GEM Equities owner Andrew Marquess spoke briefly Wednesday to the executive policy committee (EPC) and outlined the project slated to be built along the former CN Fort Rouge Yards near the Jubilee Avenue rapid transit corridor.

The massive infill housing project, being co-developed by Lexington Investment Corporation and GEM, is touted by the companies as the first transit-oriented development in Winnipeg's history.

"This represents an exciting and historic opportunity to create a stylish, eco-sensitive in-fill housing development on an unused, industrial site close to the city centre," states the website about the Fort Rouge Rail Yards development.

The footprint for the site is a 16-acre parcel of land bordered by Berwick Field on the south, the rapid transit corridor on the west, Argue Street on the east, and north to just past Berwick Place. ((

The project, which would encompass a 16-acre parcel of land adjacent to the Lord Roberts neighbourhood, is worth an estimated $200 million.
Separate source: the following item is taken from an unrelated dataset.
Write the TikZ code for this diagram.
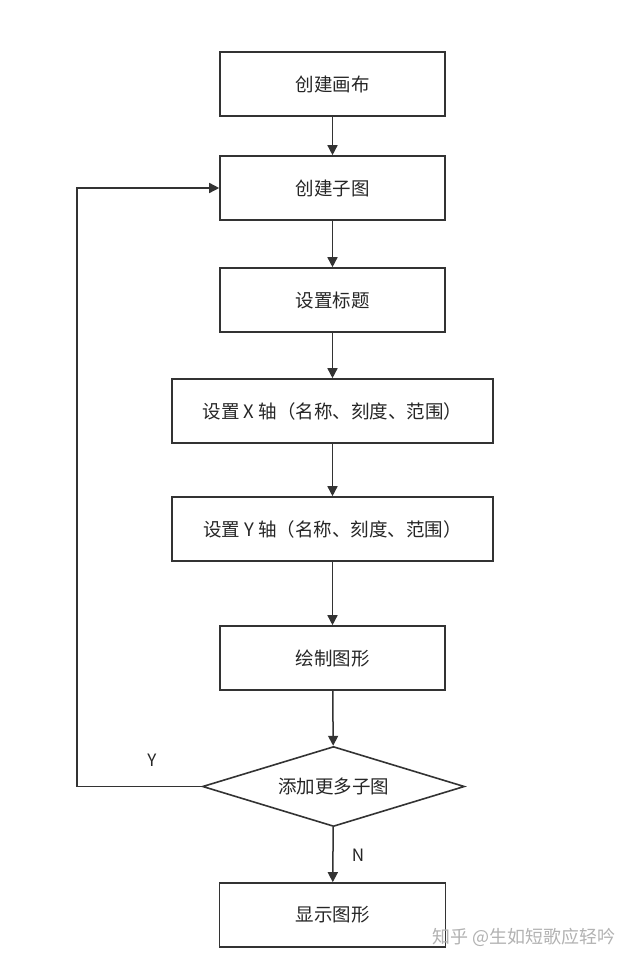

Normally the city does not provide loan guarantees to private ventures but the request came from the Federation of Canadian Municipalities, which was willing to provide GEM almost $15 million in grants and loans, but first required a guarantee from the City of Winnipeg.

The city councillor for the area, Jenny Gerbasi, said the city has done its homework.

"We are not giving anyone a $10-million grant, we are backing up a loan which has been through the due-dilligence process," she said.

"I've been assured by the chief financial officer that they've gone through the business plan, that they've gone through the finances."

Some people who live in the area were opposed to the project, with concerns over its size and traffic issues, as well as Marquess past troubles.

In 2010, he was the subject of more than two dozen lawsuits related to trades and services on other development projects. Creditors had also claimed millions of dollars in unpaid bills and damages, according to documents obtained by CBC News.

Most of those have now been settled.

Bev Pike with the Save the Lord Roberts Area coalition wondered why the city would continue to back Marquess.

"This is a risk to Winnipeg's credit rating because of the history of this developer," she said.

Mayor Sam Katz brushed aside Marquess' past.

"Find me a company that's never been involved on one side or the other in a statement of claim. I don't think you will," he said.

"I've certainly seen it. When you are doing business those things happen."

Gerbasis called the Fort Rouge Rail Yards development a great project and said the opposition is limited to just a few people.

The recommendation by EPC must still be approved by council, which meets later this month.